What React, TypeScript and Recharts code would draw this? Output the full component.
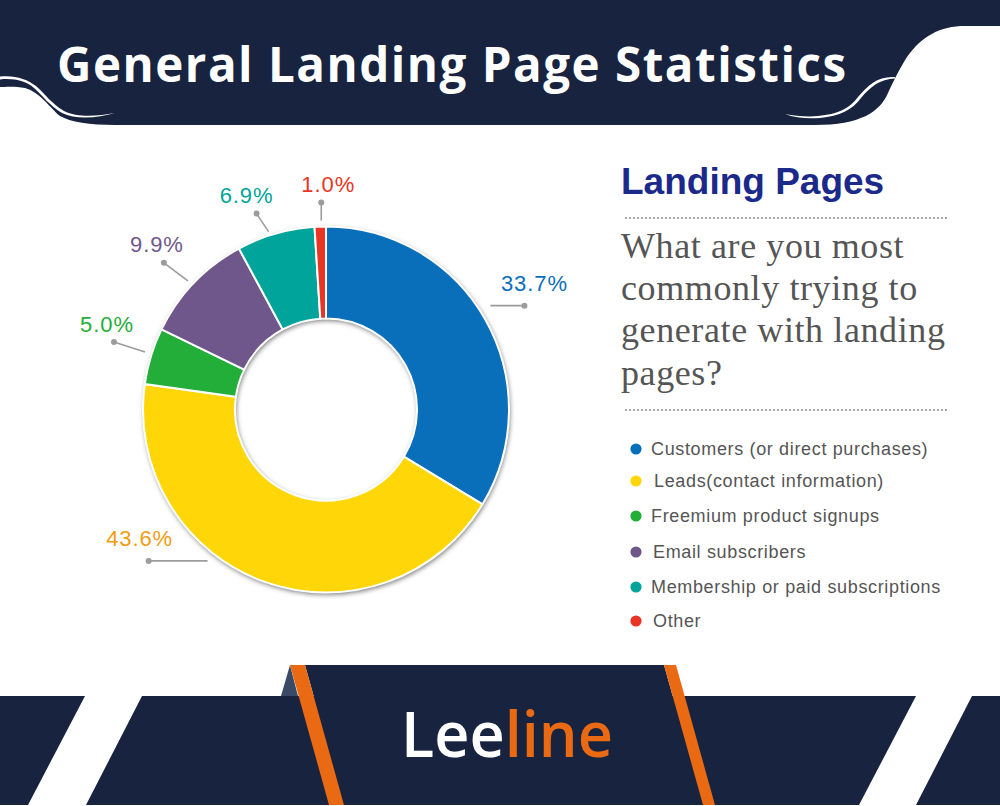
import React from "react";
import { PieChart, Pie, Cell, Legend } from "recharts";

const categories = [
  "Customers (or direct purchases)",
  "Leads(contact information)",
  "Freemium product signups",
  "Email subscribers",
  "Membership or paid subscriptions",
  "Other",
];
const values = [33.7, 43.6, 5.0, 9.9, 6.9, 1.0];
const sliceColors = ["#0a6fba", "#ffd608", "#22ae38", "#6f578c", "#00a49a", "#ea3424"];
const labelColors = ["#0a6fba", "#f39c12", "#22ae38", "#6f578c", "#00a49a", "#ea3424"];
const questionLines = ["What are you most", "commonly trying to", "generate with landing", "pages?"];

// leader-line layout, relative to the slice's outer mid-point: [start, dot, text centre]
const leaderOffsets = [
  [[5, -14], [39, -14], [49, -36]],
  [[-57, -21], [-116, -21], [-125, -43]],
  [[-6, -4], [-37, -14], [-44, -32]],
  [[-6, -2], [-30, -20], [-37, -38]],
  [[-7, -2], [-19, -20], [-29, -38]],
  [[1, -6], [1, -24], [8, -42]],
];
const legendRows = [
  { y: 449, textX: 651 },
  { y: 481, textX: 654 },
  { y: 516, textX: 651 },
  { y: 552, textX: 653 },
  { y: 587, textX: 651 },
  { y: 621, textX: 653 },
];

const data = categories.map((name, i) => ({ name, value: values[i] }));

const NAVY = "#17233f";
const ORANGE = "#e96a12";
const CX = 326;
const CY = 409.5;
const RAD = Math.PI / 180;

function SliceLabel(props: any) {
  const { cx, cy, midAngle, outerRadius, index, value } = props;
  const ex = cx + outerRadius * Math.cos(-midAngle * RAD);
  const ey = cy + outerRadius * Math.sin(-midAngle * RAD);
  const [s, d, t] = leaderOffsets[index];
  return (
    <g>
      <line x1={ex + s[0]} y1={ey + s[1]} x2={ex + d[0]} y2={ey + d[1]} stroke="#9c9c9c" strokeWidth={1.6} />
      <circle cx={ex + d[0]} cy={ey + d[1]} r={3} fill="#9c9c9c" />
      <text
        x={ex + t[0]}
        y={ey + t[1]}
        textAnchor="middle"
        dominantBaseline="central"
        fill={labelColors[index]}
        fontFamily="'Liberation Sans', Arial, sans-serif"
        fontSize={22}
        letterSpacing={0.9}
      >
        {Number(value).toFixed(1)}%
      </text>
    </g>
  );
}

function LegendRows({ payload }: any) {
  return (
    <svg width={1000} height={806} style={{ display: "block", pointerEvents: "none" }}>
      {(payload || []).map((entry: any, i: number) => (
        <g key={entry.value}>
          <circle cx={636} cy={legendRows[i].y} r={5.6} fill={sliceColors[i]} />
          <text
            x={legendRows[i].textX}
            y={legendRows[i].y}
            dominantBaseline="central"
            fill="#555555"
            fontFamily="'Liberation Sans', Arial, sans-serif"
            fontSize={18}
            letterSpacing={0.65}
          >
            {entry.value}
          </text>
        </g>
      ))}
    </svg>
  );
}

function Backdrop() {
  return (
    <svg width={1000} height={806} style={{ position: "absolute", left: 0, top: 0 }}>
      <defs>
        <filter id="ringShadow" x="-20%" y="-20%" width="140%" height="140%">
          <feDropShadow dx={1} dy={2} stdDeviation={2.5} floodColor="#000" floodOpacity={0.55} />
        </filter>
      </defs>
      {/* header */}
      <path
        d="M0,0 H1000 V26 H965 C940,26 922,36 907,57 C900,68 893,82 888,93 C880,112 860,125 815,125 H115 C90,125 70,122 60,116 C50,108 40,92 25,88 C15,86 5,87 0,87 Z"
        fill={NAVY}
      />
      <path
        d="M0,76.5 C15,75 27,79 36,86 C45,94 52,104 64,111 C78,118 98,116 115,113 C98,118 76,120 62,113 C50,106 43,96 34,88 C26,81 14,78 0,79.5 Z"
        fill="#fff"
      />
      <path
        d="M895,77 C878,76 868,85 858,97 C849,109 838,114 818,116 C808,117 795,116 785,114 C795,118 808,119 820,118 C840,116 852,110 861,98 C870,87 880,79 895,78.5 Z"
        fill="#fff"
      />
      <text
        x={57}
        y={81.5}
        fill="#fff"
        fontFamily="'Open Sans', sans-serif"
        fontWeight={700}
        fontSize={47.5}
        textLength={789}
        lengthAdjust="spacing"
      >
        General Landing Page Statistics
      </text>

      {/* footer */}
      <polygon points="0,696 85,696 28,805 0,805" fill={NAVY} />
      <polygon points="142,696 916,696 859,805 86,805" fill={NAVY} />
      <polygon points="972,696 1000,696 1000,805 916,805" fill={NAVY} />
      <polygon points="290,665 281,696 298,696" fill="#3a4a66" />
      <polygon points="305,665 664,665 703,805 344,805" fill={NAVY} />
      <polygon points="290,665 305,665 344,805 329,805" fill={ORANGE} />
      <polygon points="664,665 676,665 715,805 703,805" fill={ORANGE} />
      <text
        x={401}
        y={757}
        fontFamily="'Open Sans', sans-serif"
        fontWeight={600}
        fontSize={63}
        textLength={212}
        lengthAdjust="spacingAndGlyphs"
      >
        <tspan fill="#fff">Lee</tspan>
        <tspan fill={ORANGE}>line</tspan>
      </text>

      {/* right column */}
      <text x={621} y={194} fill="#1b2a8a" fontFamily="'Liberation Sans', Arial, sans-serif" fontWeight={700} fontSize={37}>
        Landing Pages
      </text>
      <line x1={625} x2={948} y1={218} y2={218} stroke="#555" strokeWidth={1.2} strokeDasharray="2 2" />
      <line x1={625} x2={948} y1={410} y2={410} stroke="#555" strokeWidth={1.2} strokeDasharray="2 2" />
      {questionLines.map((line, i) => (
        <text
          key={line}
          x={621}
          y={258 + i * 42.2}
          fill="#555555"
          fontFamily="'Liberation Serif', serif"
          fontSize={36}
          letterSpacing={0.6}
        >
          {line}
        </text>
      ))}

      {/* soft shadow under the ring */}
      <circle cx={CX} cy={CY} r={137} fill="none" stroke="#fff" strokeWidth={92} filter="url(#ringShadow)" />
    </svg>
  );
}

export default function App() {
  return (
    <div style={{ position: "absolute", left: 0, top: 0, width: 1000, height: 806, background: "#fff", overflow: "hidden" }}>
      <Backdrop />
      <div style={{ position: "absolute", left: 0, top: 0 }}>
        <PieChart width={1000} height={806} margin={{ top: 0, right: 0, bottom: 0, left: 0 }}>
          <Pie
            data={data}
            dataKey="value"
            nameKey="name"
            cx={CX}
            cy={CY}
            innerRadius={91}
            outerRadius={183}
            startAngle={90}
            endAngle={-270}
            stroke="#fff"
            strokeWidth={2}
            label={SliceLabel}
            labelLine={false}
            isAnimationActive={false}
          >
            {data.map((d, i) => (
              <Cell key={d.name} fill={sliceColors[i]} />
            ))}
          </Pie>
          <Legend
            content={<LegendRows />}
            itemSorter={null}
            wrapperStyle={{ position: "absolute", left: 0, top: 0, bottom: "auto", width: 1000, height: 806, pointerEvents: "none" }}
          />
        </PieChart>
      </div>
    </div>
  );
}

### Aim of the exercise:
In this exercise, set down all of the data exactly, without the pictures.

### Result of the task:
What React, TypeScript and Recharts code would draw this? Output the full component.
import React from "react";
import { PieChart, Pie, Cell, Legend } from "recharts";

const categories = [
  "Customers (or direct purchases)",
  "Leads(contact information)",
  "Freemium product signups",
  "Email subscribers",
  "Membership or paid subscriptions",
  "Other",
];
const values = [33.7, 43.6, 5.0, 9.9, 6.9, 1.0];
const sliceColors = ["#0a6fba", "#ffd608", "#22ae38", "#6f578c", "#00a49a", "#ea3424"];
const labelColors = ["#0a6fba", "#f39c12", "#22ae38", "#6f578c", "#00a49a", "#ea3424"];
const questionLines = ["What are you most", "commonly trying to", "generate with landing", "pages?"];

// leader-line layout, relative to the slice's outer mid-point: [start, dot, text centre]
const leaderOffsets = [
  [[5, -14], [39, -14], [49, -36]],
  [[-57, -21], [-116, -21], [-125, -43]],
  [[-6, -4], [-37, -14], [-44, -32]],
  [[-6, -2], [-30, -20], [-37, -38]],
  [[-7, -2], [-19, -20], [-29, -38]],
  [[1, -6], [1, -24], [8, -42]],
];
const legendRows = [
  { y: 449, textX: 651 },
  { y: 481, textX: 654 },
  { y: 516, textX: 651 },
  { y: 552, textX: 653 },
  { y: 587, textX: 651 },
  { y: 621, textX: 653 },
];

const data = categories.map((name, i) => ({ name, value: values[i] }));

const NAVY = "#17233f";
const ORANGE = "#e96a12";
const CX = 326;
const CY = 409.5;
const RAD = Math.PI / 180;

function SliceLabel(props: any) {
  const { cx, cy, midAngle, outerRadius, index, value } = props;
  const ex = cx + outerRadius * Math.cos(-midAngle * RAD);
  const ey = cy + outerRadius * Math.sin(-midAngle * RAD);
  const [s, d, t] = leaderOffsets[index];
  return (
    <g>
      <line x1={ex + s[0]} y1={ey + s[1]} x2={ex + d[0]} y2={ey + d[1]} stroke="#9c9c9c" strokeWidth={1.6} />
      <circle cx={ex + d[0]} cy={ey + d[1]} r={3} fill="#9c9c9c" />
      <text
        x={ex + t[0]}
        y={ey + t[1]}
        textAnchor="middle"
        dominantBaseline="central"
        fill={labelColors[index]}
        fontFamily="'Liberation Sans', Arial, sans-serif"
        fontSize={22}
        letterSpacing={0.9}
      >
        {Number(value).toFixed(1)}%
      </text>
    </g>
  );
}

function LegendRows({ payload }: any) {
  return (
    <svg width={1000} height={806} style={{ display: "block", pointerEvents: "none" }}>
      {(payload || []).map((entry: any, i: number) => (
        <g key={entry.value}>
          <circle cx={636} cy={legendRows[i].y} r={5.6} fill={sliceColors[i]} />
          <text
            x={legendRows[i].textX}
            y={legendRows[i].y}
            dominantBaseline="central"
            fill="#555555"
            fontFamily="'Liberation Sans', Arial, sans-serif"
            fontSize={18}
            letterSpacing={0.65}
          >
            {entry.value}
          </text>
        </g>
      ))}
    </svg>
  );
}

function Backdrop() {
  return (
    <svg width={1000} height={806} style={{ position: "absolute", left: 0, top: 0 }}>
      <defs>
        <filter id="ringShadow" x="-20%" y="-20%" width="140%" height="140%">
          <feDropShadow dx={1} dy={2} stdDeviation={2.5} floodColor="#000" floodOpacity={0.55} />
        </filter>
      </defs>
      {/* header */}
      <path
        d="M0,0 H1000 V26 H965 C940,26 922,36 907,57 C900,68 893,82 888,93 C880,112 860,125 815,125 H115 C90,125 70,122 60,116 C50,108 40,92 25,88 C15,86 5,87 0,87 Z"
        fill={NAVY}
      />
      <path
        d="M0,76.5 C15,75 27,79 36,86 C45,94 52,104 64,111 C78,118 98,116 115,113 C98,118 76,120 62,113 C50,106 43,96 34,88 C26,81 14,78 0,79.5 Z"
        fill="#fff"
      />
      <path
        d="M895,77 C878,76 868,85 858,97 C849,109 838,114 818,116 C808,117 795,116 785,114 C795,118 808,119 820,118 C840,116 852,110 861,98 C870,87 880,79 895,78.5 Z"
        fill="#fff"
      />
      <text
        x={57}
        y={81.5}
        fill="#fff"
        fontFamily="'Open Sans', sans-serif"
        fontWeight={700}
        fontSize={47.5}
        textLength={789}
        lengthAdjust="spacing"
      >
        General Landing Page Statistics
      </text>

      {/* footer */}
      <polygon points="0,696 85,696 28,805 0,805" fill={NAVY} />
      <polygon points="142,696 916,696 859,805 86,805" fill={NAVY} />
      <polygon points="972,696 1000,696 1000,805 916,805" fill={NAVY} />
      <polygon points="290,665 281,696 298,696" fill="#3a4a66" />
      <polygon points="305,665 664,665 703,805 344,805" fill={NAVY} />
      <polygon points="290,665 305,665 344,805 329,805" fill={ORANGE} />
      <polygon points="664,665 676,665 715,805 703,805" fill={ORANGE} />
      <text
        x={401}
        y={757}
        fontFamily="'Open Sans', sans-serif"
        fontWeight={600}
        fontSize={63}
        textLength={212}
        lengthAdjust="spacingAndGlyphs"
      >
        <tspan fill="#fff">Lee</tspan>
        <tspan fill={ORANGE}>line</tspan>
      </text>

      {/* right column */}
      <text x={621} y={194} fill="#1b2a8a" fontFamily="'Liberation Sans', Arial, sans-serif" fontWeight={700} fontSize={37}>
        Landing Pages
      </text>
      <line x1={625} x2={948} y1={218} y2={218} stroke="#555" strokeWidth={1.2} strokeDasharray="2 2" />
      <line x1={625} x2={948} y1={410} y2={410} stroke="#555" strokeWidth={1.2} strokeDasharray="2 2" />
      {questionLines.map((line, i) => (
        <text
          key={line}
          x={621}
          y={258 + i * 42.2}
          fill="#555555"
          fontFamily="'Liberation Serif', serif"
          fontSize={36}
          letterSpacing={0.6}
        >
          {line}
        </text>
      ))}

      {/* soft shadow under the ring */}
      <circle cx={CX} cy={CY} r={137} fill="none" stroke="#fff" strokeWidth={92} filter="url(#ringShadow)" />
    </svg>
  );
}

export default function App() {
  return (
    <div style={{ position: "absolute", left: 0, top: 0, width: 1000, height: 806, background: "#fff", overflow: "hidden" }}>
      <Backdrop />
      <div style={{ position: "absolute", left: 0, top: 0 }}>
        <PieChart width={1000} height={806} margin={{ top: 0, right: 0, bottom: 0, left: 0 }}>
          <Pie
            data={data}
            dataKey="value"
            nameKey="name"
            cx={CX}
            cy={CY}
            innerRadius={91}
            outerRadius={183}
            startAngle={90}
            endAngle={-270}
            stroke="#fff"
            strokeWidth={2}
            label={SliceLabel}
            labelLine={false}
            isAnimationActive={false}
          >
            {data.map((d, i) => (
              <Cell key={d.name} fill={sliceColors[i]} />
            ))}
          </Pie>
          <Legend
            content={<LegendRows />}
            itemSorter={null}
            wrapperStyle={{ position: "absolute", left: 0, top: 0, bottom: "auto", width: 1000, height: 806, pointerEvents: "none" }}
          />
        </PieChart>
      </div>
    </div>
  );
}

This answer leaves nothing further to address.